**Given task**:
Repeat each record exactly. Any picture gets left out.

**Exercise materials**:
--*--
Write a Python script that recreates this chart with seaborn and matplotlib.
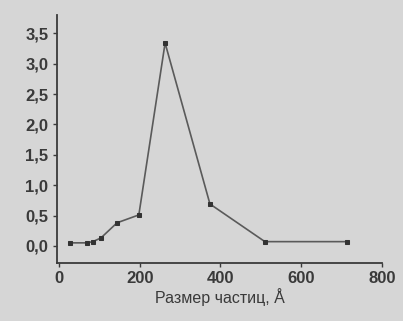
import matplotlib
matplotlib.use('Agg')
import matplotlib.pyplot as plt
import seaborn as sns
import pandas as pd
from matplotlib.ticker import FuncFormatter

# particle size (angstrom) and distribution value
size = [27, 70, 84, 104, 144, 198, 263, 374, 510, 713]
value = [0.05, 0.05, 0.07, 0.13, 0.38, 0.51, 3.34, 0.69, 0.07, 0.07]

x_ticks = [0, 200, 400, 600, 800]
y_ticks = [0.0, 0.5, 1.0, 1.5, 2.0, 2.5, 3.0, 3.5]

df = pd.DataFrame({'size': size, 'value': value})

sns.set_style('ticks')
plt.rcParams['font.family'] = ['Liberation Sans', 'DejaVu Sans']

bg = '#d6d6d6'
ink = '#3a3a3a'

fig = plt.figure(figsize=(4.03, 3.21), dpi=100, facecolor=bg)
ax = fig.add_axes([0.141, 0.181, 0.807, 0.772], facecolor=bg)

sns.lineplot(data=df, x='size', y='value', ax=ax, color='#5a5a5a', linewidth=1.2,
             marker='s', markersize=3.5, markerfacecolor='#333333',
             markeredgecolor='#333333')

ax.set_xlim(-5, 800)
ax.set_ylim(-0.28, 3.8)
ax.set_xticks(x_ticks)
ax.set_yticks(y_ticks)
ax.yaxis.set_major_formatter(FuncFormatter(lambda v, p: f'{v:.1f}'.replace('.', ',')))

sns.despine(ax=ax)
for s in ['left', 'bottom']:
    ax.spines[s].set_color(ink)
    ax.spines[s].set_linewidth(1.3)
ax.tick_params(colors=ink, labelsize=12, length=3, width=1, pad=3)
for lab in ax.get_xticklabels() + ax.get_yticklabels():
    lab.set_fontweight('bold')

ax.set_xlabel('Размер частиц, Å', fontsize=11.5, color=ink, labelpad=1)
ax.set_ylabel('')

fig.savefig('out.png', dpi=100, facecolor=bg)
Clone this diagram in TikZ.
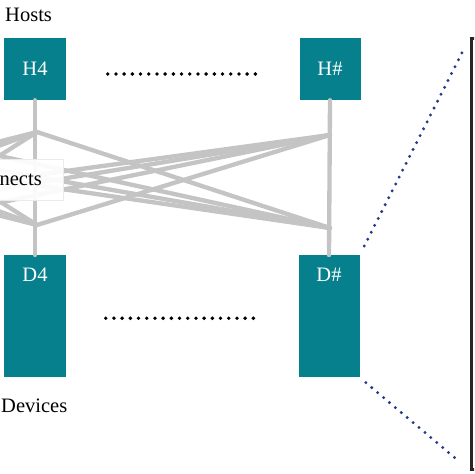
--*--
**Answer to the problem**:
Write a Python script that recreates this chart with seaborn and matplotlib.
import matplotlib
matplotlib.use('Agg')
import matplotlib.pyplot as plt
import seaborn as sns
import pandas as pd
from matplotlib.ticker import FuncFormatter

# particle size (angstrom) and distribution value
size = [27, 70, 84, 104, 144, 198, 263, 374, 510, 713]
value = [0.05, 0.05, 0.07, 0.13, 0.38, 0.51, 3.34, 0.69, 0.07, 0.07]

x_ticks = [0, 200, 400, 600, 800]
y_ticks = [0.0, 0.5, 1.0, 1.5, 2.0, 2.5, 3.0, 3.5]

df = pd.DataFrame({'size': size, 'value': value})

sns.set_style('ticks')
plt.rcParams['font.family'] = ['Liberation Sans', 'DejaVu Sans']

bg = '#d6d6d6'
ink = '#3a3a3a'

fig = plt.figure(figsize=(4.03, 3.21), dpi=100, facecolor=bg)
ax = fig.add_axes([0.141, 0.181, 0.807, 0.772], facecolor=bg)

sns.lineplot(data=df, x='size', y='value', ax=ax, color='#5a5a5a', linewidth=1.2,
             marker='s', markersize=3.5, markerfacecolor='#333333',
             markeredgecolor='#333333')

ax.set_xlim(-5, 800)
ax.set_ylim(-0.28, 3.8)
ax.set_xticks(x_ticks)
ax.set_yticks(y_ticks)
ax.yaxis.set_major_formatter(FuncFormatter(lambda v, p: f'{v:.1f}'.replace('.', ',')))

sns.despine(ax=ax)
for s in ['left', 'bottom']:
    ax.spines[s].set_color(ink)
    ax.spines[s].set_linewidth(1.3)
ax.tick_params(colors=ink, labelsize=12, length=3, width=1, pad=3)
for lab in ax.get_xticklabels() + ax.get_yticklabels():
    lab.set_fontweight('bold')

ax.set_xlabel('Размер частиц, Å', fontsize=11.5, color=ink, labelpad=1)
ax.set_ylabel('')

fig.savefig('out.png', dpi=100, facecolor=bg)
Clone this diagram in TikZ.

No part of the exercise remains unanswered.